TASK MATERIAL:
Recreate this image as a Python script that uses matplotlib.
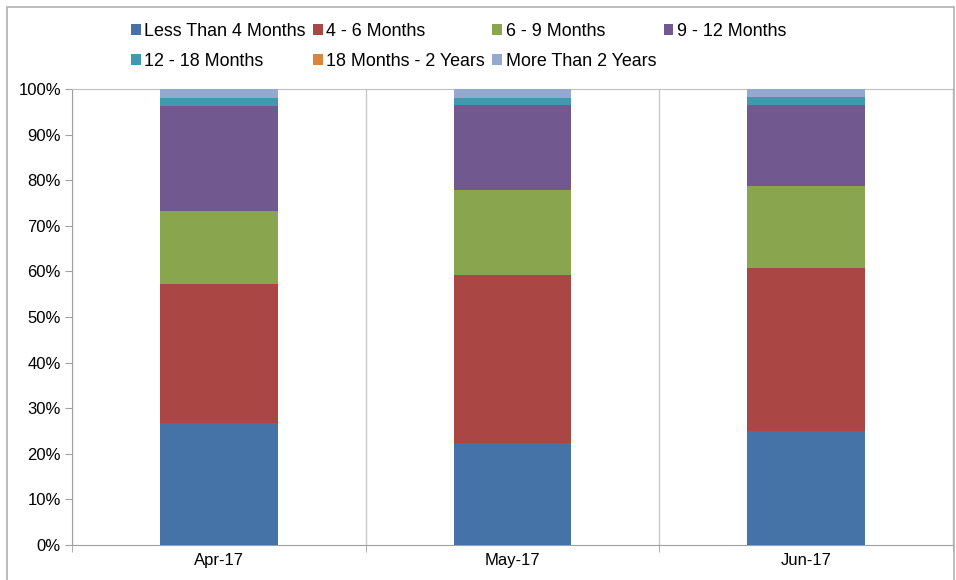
import matplotlib
matplotlib.use("Agg")
import matplotlib.pyplot as plt
import numpy as np
from matplotlib.patches import Rectangle
from matplotlib.ticker import FixedLocator, PercentFormatter

plt.rcParams['font.family'] = ['Liberation Sans', 'DejaVu Sans']

months = ["Apr-17", "May-17", "Jun-17"]
series = ["Less Than 4 Months", "4 - 6 Months", "6 - 9 Months", "9 - 12 Months",
          "12 - 18 Months", "18 Months - 2 Years", "More Than 2 Years"]
less_4 = [26.7, 22.4, 25.0]
m4_6 = [30.5, 36.8, 35.7]
m6_9 = [16.0, 18.7, 18.0]
m9_12 = [23.1, 18.5, 17.8]
m12_18 = [1.8, 1.7, 1.7]
m18_24 = [0.0, 0.0, 0.0]
more_2y = [1.9, 1.9, 1.8]
colors = ["#4572A7", "#AA4643", "#89A54E", "#71588F", "#4198AF", "#DB843D", "#93A9CF"]

values = [less_4, m4_6, m6_9, m9_12, m12_18, m18_24, more_2y]

fig = plt.figure(figsize=(9.56, 5.8), dpi=100)
ax = fig.add_axes([72 / 956, 1 - 545 / 580, (953 - 72) / 956, (545 - 89) / 580])

# outer chart frame
fig.patches.append(Rectangle((7 / 956, -0.1), (954 - 7) / 956, 1.1 - 7 / 580,
                             transform=fig.transFigure, fill=False,
                             edgecolor="#B0B0B0", linewidth=1.2))

x = np.arange(len(months))
bottom = np.zeros(len(months))
handles = []
for name, vals, c in zip(series, values, colors):
    vals = np.array(vals)
    h = ax.bar(x, vals, 0.4, bottom=bottom, color=c, label=name, zorder=3)
    handles.append(h)
    bottom += vals

ax.set_xlim(-0.5, 2.5)
ax.set_ylim(0, 100)
ax.set_yticks(np.arange(0, 101, 10))
ax.yaxis.set_major_formatter(PercentFormatter(decimals=0))
ax.set_xticks(x)
ax.set_xticklabels(months)
ax.xaxis.set_minor_locator(FixedLocator([-0.5, 0.5, 1.5, 2.5]))
ax.tick_params(axis='x', which='major', length=0, pad=6, labelsize=12)
ax.tick_params(axis='x', which='minor', length=5, color="#A0A0A0", direction='out')
ax.tick_params(axis='y', length=5, color="#A0A0A0", pad=3, labelsize=12)
ax.grid(axis='x', which='minor', color="#C8C8C8", linewidth=1, zorder=0)
ax.grid(axis='x', which='major', visible=False)
for s in ax.spines.values():
    s.set_color("#A0A0A0")
ax.spines['top'].set_color("#C0C0C0")
ax.spines['right'].set_color("#C8C8C8")

# legend fills column-wise, reorder so it reads row-wise
order = [0, 4, 1, 5, 2, 6, 3]
fig.legend([handles[i] for i in order], [series[i] for i in order],
           loc='upper left', bbox_to_anchor=(122 / 956, 1 - 14 / 580), ncol=4,
           frameon=False, fontsize=12.9, handlelength=0.55, handleheight=0.55,
           handletextpad=0.2, columnspacing=0.4, labelspacing=0.73, borderpad=0)

fig.savefig("out.png", dpi=100)
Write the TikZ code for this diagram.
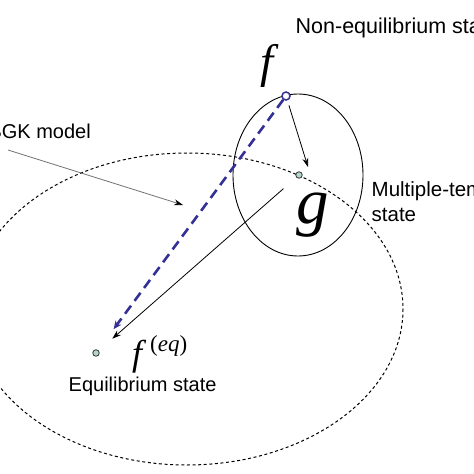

PROBLEM: Copy the records above exactly. The pictures are not part of the copy.

SOLVED EXERCISE:
Recreate this image as a Python script that uses matplotlib.
import matplotlib
matplotlib.use("Agg")
import matplotlib.pyplot as plt
import numpy as np
from matplotlib.patches import Rectangle
from matplotlib.ticker import FixedLocator, PercentFormatter

plt.rcParams['font.family'] = ['Liberation Sans', 'DejaVu Sans']

months = ["Apr-17", "May-17", "Jun-17"]
series = ["Less Than 4 Months", "4 - 6 Months", "6 - 9 Months", "9 - 12 Months",
          "12 - 18 Months", "18 Months - 2 Years", "More Than 2 Years"]
less_4 = [26.7, 22.4, 25.0]
m4_6 = [30.5, 36.8, 35.7]
m6_9 = [16.0, 18.7, 18.0]
m9_12 = [23.1, 18.5, 17.8]
m12_18 = [1.8, 1.7, 1.7]
m18_24 = [0.0, 0.0, 0.0]
more_2y = [1.9, 1.9, 1.8]
colors = ["#4572A7", "#AA4643", "#89A54E", "#71588F", "#4198AF", "#DB843D", "#93A9CF"]

values = [less_4, m4_6, m6_9, m9_12, m12_18, m18_24, more_2y]

fig = plt.figure(figsize=(9.56, 5.8), dpi=100)
ax = fig.add_axes([72 / 956, 1 - 545 / 580, (953 - 72) / 956, (545 - 89) / 580])

# outer chart frame
fig.patches.append(Rectangle((7 / 956, -0.1), (954 - 7) / 956, 1.1 - 7 / 580,
                             transform=fig.transFigure, fill=False,
                             edgecolor="#B0B0B0", linewidth=1.2))

x = np.arange(len(months))
bottom = np.zeros(len(months))
handles = []
for name, vals, c in zip(series, values, colors):
    vals = np.array(vals)
    h = ax.bar(x, vals, 0.4, bottom=bottom, color=c, label=name, zorder=3)
    handles.append(h)
    bottom += vals

ax.set_xlim(-0.5, 2.5)
ax.set_ylim(0, 100)
ax.set_yticks(np.arange(0, 101, 10))
ax.yaxis.set_major_formatter(PercentFormatter(decimals=0))
ax.set_xticks(x)
ax.set_xticklabels(months)
ax.xaxis.set_minor_locator(FixedLocator([-0.5, 0.5, 1.5, 2.5]))
ax.tick_params(axis='x', which='major', length=0, pad=6, labelsize=12)
ax.tick_params(axis='x', which='minor', length=5, color="#A0A0A0", direction='out')
ax.tick_params(axis='y', length=5, color="#A0A0A0", pad=3, labelsize=12)
ax.grid(axis='x', which='minor', color="#C8C8C8", linewidth=1, zorder=0)
ax.grid(axis='x', which='major', visible=False)
for s in ax.spines.values():
    s.set_color("#A0A0A0")
ax.spines['top'].set_color("#C0C0C0")
ax.spines['right'].set_color("#C8C8C8")

# legend fills column-wise, reorder so it reads row-wise
order = [0, 4, 1, 5, 2, 6, 3]
fig.legend([handles[i] for i in order], [series[i] for i in order],
           loc='upper left', bbox_to_anchor=(122 / 956, 1 - 14 / 580), ncol=4,
           frameon=False, fontsize=12.9, handlelength=0.55, handleheight=0.55,
           handletextpad=0.2, columnspacing=0.4, labelspacing=0.73, borderpad=0)

fig.savefig("out.png", dpi=100)
Write the TikZ code for this diagram.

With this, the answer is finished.